Holding — Per Curiam
- The Court of Appeals of Michigan held that the trial court did not err in granting summary disposition to the defendants.
Rule
- A landowner does not owe a duty to protect or warn invitees about dangers that are open and obvious.
Reasoning
- The Court of Appeals reasoned that Diperna was familiar with the parking lot, having used it regularly for several years.
- Despite the lack of lighting, she knew the lot was in disrepair and had numerous potholes.
- The court noted that the danger presented by the pothole was open and obvious, as an average person would have been able to discover it upon casual inspection in daylight.
- Although Diperna claimed she could not see the pothole in the dark, she acknowledged the parking lot's general condition.
- The court distinguished this case from others where a lack of familiarity with the area contributed to the danger being hidden.
- Since Diperna parked in an unfamiliar spot and was aware of potential hazards in the lot, there was no duty for the defendants to protect or warn her about the pothole.
- Consequently, the court affirmed the trial court's decision.
Deep Dive: How the Court Reached Its Decision
Court's Analysis of Open and Obvious Hazards
The court analyzed whether the pothole in the parking lot constituted an open and obvious hazard, which is a critical aspect of premises liability law. It emphasized that landowners do not owe a duty to protect or warn invitees about dangers that are open and obvious. The court referenced prior case law stating that a danger is considered open and obvious if it is reasonable to expect that an average person with ordinary intelligence would discover it upon casual inspection. In this case, plaintiff Mary Diperna had been using the parking lot for several years, arriving at the same time daily, and was familiar with its general state of disrepair, including the presence of potholes. Therefore, the court reasoned that Diperna was aware of the potential hazards in the lot and should have recognized the pothole, even in the dark. The court found that although Diperna may not have seen the pothole at the time of her fall, her previous knowledge of the parking lot's condition meant she should have exercised caution. Thus, it concluded that the pothole did not present a hidden danger requiring the defendants to take protective measures. The court distinguished this case from others where a lack of familiarity with the area made hazards less visible, noting that Diperna's familiarity negated the need for warnings from the defendants. Consequently, the court upheld the trial court's finding that there was no genuine issue of material fact regarding the open and obvious nature of the pothole.
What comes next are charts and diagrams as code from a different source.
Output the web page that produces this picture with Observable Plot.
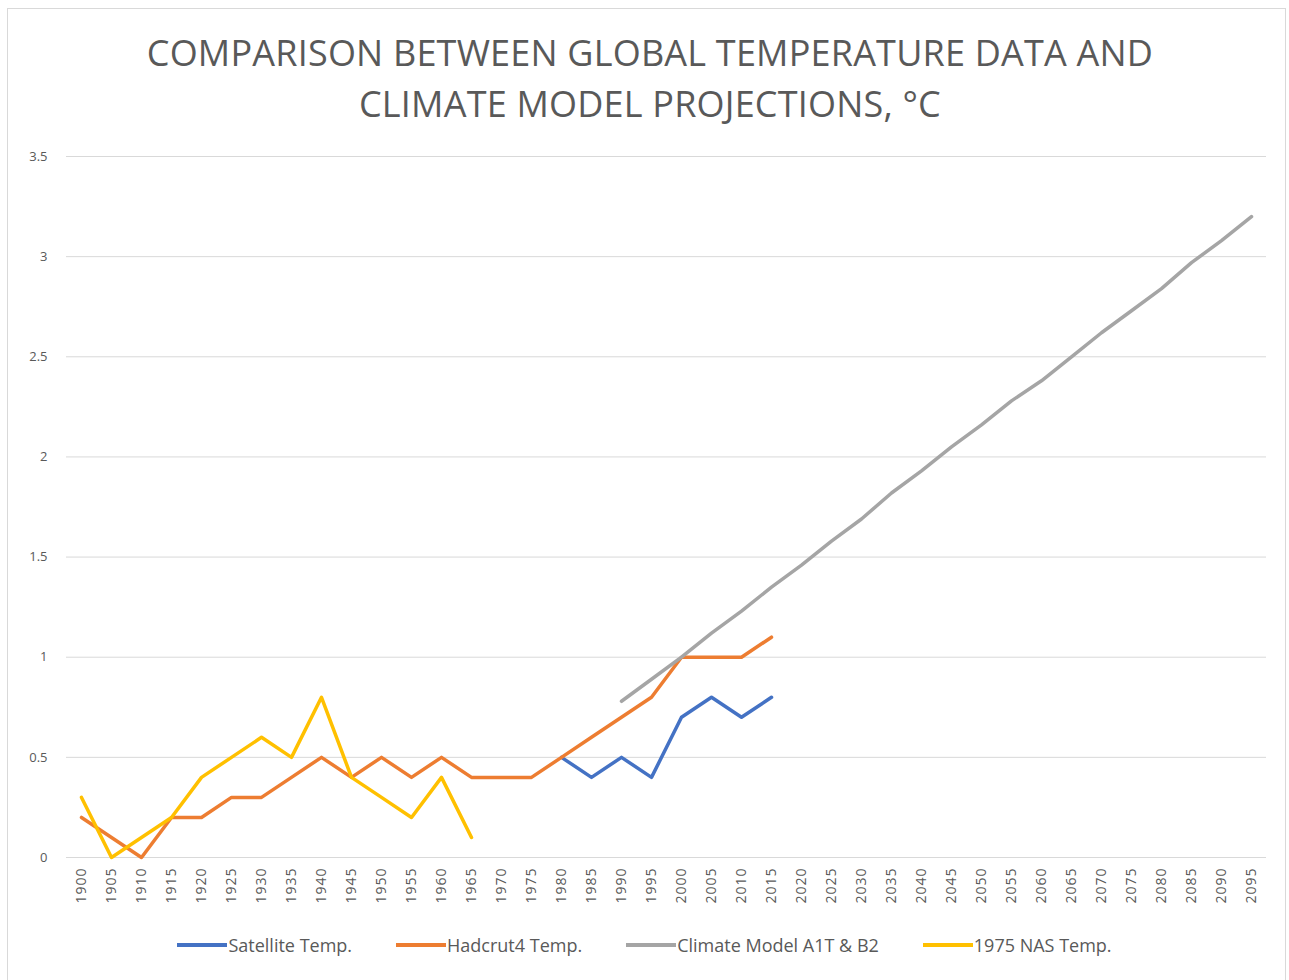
<!DOCTYPE html>
<html>
<head>
<meta charset="utf-8">
<script src="https://cdn.jsdelivr.net/npm/d3@7"></script>
<script src="https://cdn.jsdelivr.net/npm/@observablehq/plot@0.6"></script>
<style>
  html, body { margin: 0; padding: 0; background: #fff; }
  body { width: 1289px; height: 980px; position: relative; overflow: hidden; font-family: "Open Sans", Lato, sans-serif; color: #595959; }
  #frame { position: absolute; left: 7px; top: 8px; width: 1279px; height: 990px; border: 1px solid #d9d9d9; box-sizing: border-box; }
  #title { position: absolute; left: 0; top: 27px; width: 1300px; text-align: center; font-size: 36px; line-height: 51px; color: #595959; letter-spacing: 0.2px; }
  #chart { position: absolute; left: 0; top: 140px; }
  #legend { position: absolute; left: 0; top: 933px; width: 1289px; display: flex; justify-content: center; font-size: 18px; color: #595959; letter-spacing: 0px; }
  .item { display: flex; align-items: center; margin: 0 22px; }
  .sw { width: 50px; height: 4px; margin-right: 1px; }
</style>
</head>
<body>
<div id="frame"></div>
<div id="title">COMPARISON BETWEEN GLOBAL TEMPERATURE DATA AND<br>CLIMATE MODEL PROJECTIONS, °C</div>
<div id="chart"></div>
<div id="legend"></div>
<script>
const years = [1900,1905,1910,1915,1920,1925,1930,1935,1940,1945,1950,1955,1960,1965,1970,1975,1980,1985,1990,1995,2000,2005,2010,2015,2020,2025,2030,2035,2040,2045,2050,2055,2060,2065,2070,2075,2080,2085,2090,2095];
const seriesNames = ["Satellite Temp.", "Hadcrut4 Temp.", "Climate Model A1T & B2", "1975 NAS Temp."];
const seriesColors = ["#4472C4", "#ED7D31", "#A5A5A5", "#FFC000"];
// values aligned with years (null = no data)
const satellite = [null,null,null,null,null,null,null,null,null,null,null,null,null,null,null,null,0.5,0.4,0.5,0.4,0.7,0.8,0.7,0.8];
const hadcrut4 = [0.2,0.1,0.0,0.2,0.2,0.3,0.3,0.4,0.5,0.4,0.5,0.4,0.5,0.4,0.4,0.4,0.5,0.6,0.7,0.8,1.0,1.0,1.0,1.1];
const climateModel = [null,null,null,null,null,null,null,null,null,null,null,null,null,null,null,null,null,null,0.78,0.89,1.0,1.12,1.23,1.35,1.46,1.58,1.69,1.82,1.93,2.05,2.16,2.28,2.38,2.5,2.62,2.73,2.84,2.97,3.08,3.2];
const nas1975 = [0.3,0.0,0.1,0.2,0.4,0.5,0.6,0.5,0.8,0.4,0.3,0.2,0.4,0.1];
const yTicks = [0, 0.5, 1, 1.5, 2, 2.5, 3, 3.5];

const seriesValues = [satellite, hadcrut4, climateModel, nas1975];
const rows = [];
seriesValues.forEach((vals, si) => {
  years.forEach((yr, i) => {
    const v = vals[i];
    if (v !== null && v !== undefined) rows.push({series: seriesNames[si], year: String(yr), value: v});
  });
});

const chart = Plot.plot({
  width: 1289,
  height: 777,
  marginLeft: 66,
  marginRight: 23,
  marginTop: 16,
  marginBottom: 60,
  style: { fontFamily: "'Open Sans', Lato, sans-serif", fontSize: "13px", color: "#595959", background: "transparent" },
  x: { type: "point", domain: years.map(String), padding: 0.5, label: null },
  y: { domain: [0, 3.5], label: null },
  color: { domain: seriesNames, range: seriesColors },
  marks: [
    Plot.gridY(yTicks, { stroke: "#d9d9d9", strokeOpacity: 1, strokeWidth: 1 }),
    Plot.axisY(yTicks, { tickSize: 0, tickPadding: 19, label: null, tickFormat: d => String(d), fill: "#595959", fontSize: 13 }),
    Plot.axisX({ tickSize: 0, tickPadding: 10, tickRotate: -90, label: null, fill: "#595959", fontSize: 14 }),
    Plot.line(rows, { x: "year", y: "value", z: "series", stroke: "series", strokeWidth: 3.5, strokeLinejoin: "round", strokeLinecap: "round" })
  ]
});
document.getElementById("chart").appendChild(chart);
chart.querySelectorAll("[aria-label='x-axis tick label'] text").forEach(t => t.style.letterSpacing = "1px");

const legend = document.getElementById("legend");
seriesNames.forEach((n, i) => {
  const it = document.createElement("div");
  it.className = "item";
  const sw = document.createElement("div");
  sw.className = "sw";
  sw.style.background = seriesColors[i];
  const t = document.createElement("span");
  t.textContent = n;
  it.appendChild(sw); it.appendChild(t);
  legend.appendChild(it);
});
</script>
</body>
</html>
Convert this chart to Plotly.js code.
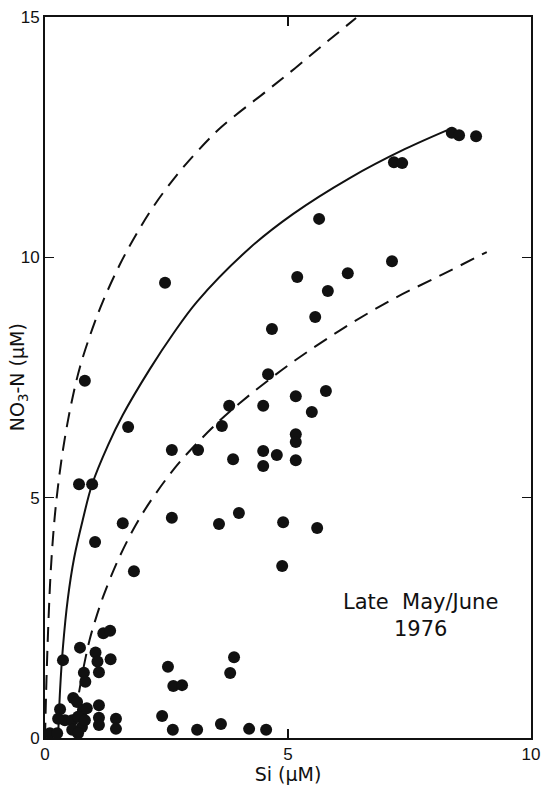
<!DOCTYPE html>
<html>
<head>
<meta charset="utf-8">
<script src="https://cdn.plot.ly/plotly-3.0.1.min.js"></script>
<style>
  html, body { margin: 0; padding: 0; background: #ffffff; }
  #chart { width: 541px; height: 785px; }
</style>
</head>
<body>
<div id="chart"></div>
<script>
// Observed silicate and nitrate concentrations (µM), late May/June 1976
const siValues = [
  2.47, 0.82, 1.71, 0.70, 0.97, 1.03, 1.60, 1.83, 2.61, 3.15,
  2.61, 3.79, 3.64, 4.67, 4.59, 4.49, 3.87, 4.49, 4.77, 4.49,
  5.16, 5.16, 5.16, 5.49, 5.16, 5.78, 4.90, 5.60, 4.88, 3.99,
  3.58, 5.19, 5.82, 6.23, 7.14, 5.64, 5.56, 7.18, 7.35, 8.37,
  8.52, 8.87,
  0.37, 0.72, 1.04, 1.08, 1.35, 1.11, 0.80, 0.83, 1.20, 1.34,
  2.53, 2.64, 2.82, 3.89, 3.81, 2.41, 2.63, 3.13, 3.62, 4.20,
  4.55, 1.11, 1.11, 1.11, 1.46, 1.46, 0.58, 0.66, 0.78, 0.31,
  0.41, 0.27, 0.56, 0.68, 0.76, 0.56, 0.68, 0.86, 0.82, 0.10,
  0.25
];
const no3Values = [
  9.47, 7.43, 6.47, 5.28, 5.28, 4.08, 4.47, 3.47, 5.99, 5.99,
  4.58, 6.91, 6.49, 8.51, 7.57, 6.91, 5.80, 5.97, 5.89, 5.66,
  5.78, 6.32, 6.16, 6.78, 7.11, 7.22, 4.49, 4.37, 3.58, 4.68,
  4.45, 9.59, 9.30, 9.67, 9.92, 10.80, 8.76, 11.98, 11.96, 12.59,
  12.54, 12.52,
  1.62, 1.88, 1.78, 1.59, 1.64, 1.37, 1.36, 1.17, 2.18, 2.23,
  1.48, 1.08, 1.10, 1.68, 1.35, 0.46, 0.17, 0.17, 0.29, 0.19,
  0.17, 0.68, 0.42, 0.27, 0.40, 0.19, 0.83, 0.75, 0.58, 0.60,
  0.37, 0.40, 0.37, 0.44, 0.23, 0.17, 0.10, 0.62, 0.37, 0.10,
  0.10
];

// Fitted relation (solid) and its envelope (dashed)
const fitSi = [0.27, 0.31, 0.37, 0.47, 0.60, 0.78, 0.97, 1.30, 1.60, 2.16, 2.63, 3.13, 4.22, 5.10, 6.27, 7.40, 8.40];
const fitN  = [0.02, 1.00, 1.90, 2.90, 3.75, 4.55, 5.28, 6.10, 6.72, 7.68, 8.40, 9.08, 10.20, 10.90, 11.65, 12.25, 12.70];

const upperSi = [0.00, 0.03, 0.07, 0.12, 0.20, 0.30, 0.41, 0.55, 0.72, 0.97, 1.19, 1.54, 1.89, 2.26, 2.72, 3.13, 3.64, 4.56, 5.14, 5.70, 6.40];
const upperN  = [0.00, 1.20, 2.40, 3.50, 4.60, 5.50, 6.25, 7.00, 7.72, 8.50, 9.08, 9.85, 10.50, 11.10, 11.72, 12.20, 12.72, 13.46, 13.93, 14.40, 14.98];

const lowerSi = [0.70, 0.80, 0.92, 1.05, 1.20, 1.48, 1.85, 2.22, 2.78, 3.54, 4.01, 5.00, 6.07, 7.14, 8.19, 9.09];
const lowerN  = [0.95, 1.50, 2.05, 2.50, 2.95, 3.65, 4.40, 5.00, 5.75, 6.55, 6.97, 7.75, 8.48, 9.12, 9.65, 10.11];

const xTicks = [0, 5, 10];
const yTicks = [0, 5, 10, 15];

const ink = '#111111';
const tickFamily = '"Liberation Sans", Arial, sans-serif';
const labelFamily = '"DejaVu Sans", "Liberation Sans", sans-serif';

const traces = [
  {
    x: upperSi, y: upperN, type: 'scatter', mode: 'lines',
    line: { color: ink, width: 2, dash: '15px,9px', shape: 'spline', smoothing: 1 },
    hoverinfo: 'skip'
  },
  {
    x: fitSi, y: fitN, type: 'scatter', mode: 'lines',
    line: { color: ink, width: 2, shape: 'spline', smoothing: 1 },
    hoverinfo: 'skip'
  },
  {
    x: lowerSi, y: lowerN, type: 'scatter', mode: 'lines',
    line: { color: ink, width: 2, dash: '15px,9px', shape: 'spline', smoothing: 1 },
    hoverinfo: 'skip'
  },
  {
    x: siValues, y: no3Values, type: 'scatter', mode: 'markers',
    marker: { color: ink, size: 12, line: { width: 0 } }
  }
];

const axisCommon = {
  showgrid: false,
  zeroline: false,
  showline: true,
  linecolor: ink,
  linewidth: 2,
  mirror: 'ticks',
  ticks: 'inside',
  ticklen: 9,
  tickwidth: 1.5,
  tickcolor: ink,
  tickfont: { family: tickFamily, size: 17, color: ink }
};

const layout = {
  width: 541,
  height: 785,
  margin: { l: 45, r: 10, t: 17, b: 47 },
  paper_bgcolor: '#ffffff',
  plot_bgcolor: '#ffffff',
  showlegend: false,
  font: { family: labelFamily, color: ink },
  xaxis: Object.assign({}, axisCommon, {
    range: [0, 10],
    tickvals: xTicks,
    ticktext: xTicks.map(String),
    title: { text: 'Si (µM)', font: { family: labelFamily, size: 19, color: ink }, standoff: 0 }
  }),
  yaxis: Object.assign({}, axisCommon, {
    range: [0, 15],
    tickvals: yTicks,
    ticktext: yTicks.map(String)
  }),
  annotations: [
    {
      // vertical axis label, set close to the frame
      x: -0.054, y: 0.5, xref: 'paper', yref: 'paper',
      xanchor: 'center', yanchor: 'middle',
      text: 'NO<sub>3</sub>-N (µM)',
      textangle: -90,
      showarrow: false,
      font: { family: labelFamily, size: 19, color: ink }
    },
    {
      x: 7.72, y: 2.54, xref: 'x', yref: 'y',
      text: 'Late  May/June<br>1976',
      showarrow: false,
      align: 'center',
      font: { family: labelFamily, size: 21, color: ink }
    }
  ]
};

Plotly.newPlot('chart', traces, layout, { displayModeBar: false, staticPlot: true });
</script>
</body>
</html>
Court's Distinction from Prior Cases
The court compared Diperna's situation to other cases involving open and obvious hazards, specifically noting the distinctions that affected the duty owed by landowners. In the case of Blackwell v. Franchi, the plaintiff fell in an unlit mudroom and lacked familiarity with the area, which contributed to the danger being hidden. Similarly, in Abke v. Vandenberg, the plaintiff was also unfamiliar with the layout of the premises, leading to an unexpected fall. The court noted that these cases involved plaintiffs who were not aware of the specific hazards present, distinguishing them from Diperna, who had prior knowledge of the poor condition of the parking lot and its potholes. Diperna had parked in the lot multiple times and had not raised concerns about its condition prior to her accident, which indicated an understanding of its general state. The court argued that this familiarity meant Diperna should have been more cautious upon parking in an unfamiliar space, particularly in the dark. Therefore, the court concluded that the defendants were not liable for failing to warn Diperna about a hazard that was evident to someone familiar with the premises. This reasoning reinforced the court's decision to affirm the trial court's ruling on summary disposition.
Conclusion of the Court
Ultimately, the court affirmed the trial court's grant of summary disposition in favor of the defendants, Giuseppe and Filippo Mainella. It held that there was no genuine issue of material fact regarding whether the pothole was an open and obvious hazard, given Diperna's familiarity with the parking lot and its condition. The court emphasized that the presence of the pothole was not concealed, and that Diperna's awareness of the poor lighting and disrepair in the lot meant she should have exercised caution. Thus, the court concluded that the defendants did not have a duty to warn her of the pothole, as it fell within the category of open and obvious dangers. By finding that Diperna had sufficient knowledge of the potential hazards, the court reinforced the principle that invitees hold a responsibility to protect themselves from apparent dangers. The ruling underscored the balance between a landowner's duty and an invitee's obligation to be vigilant, affirming that the defendants bore no liability for the injuries Diperna sustained as a result of her fall.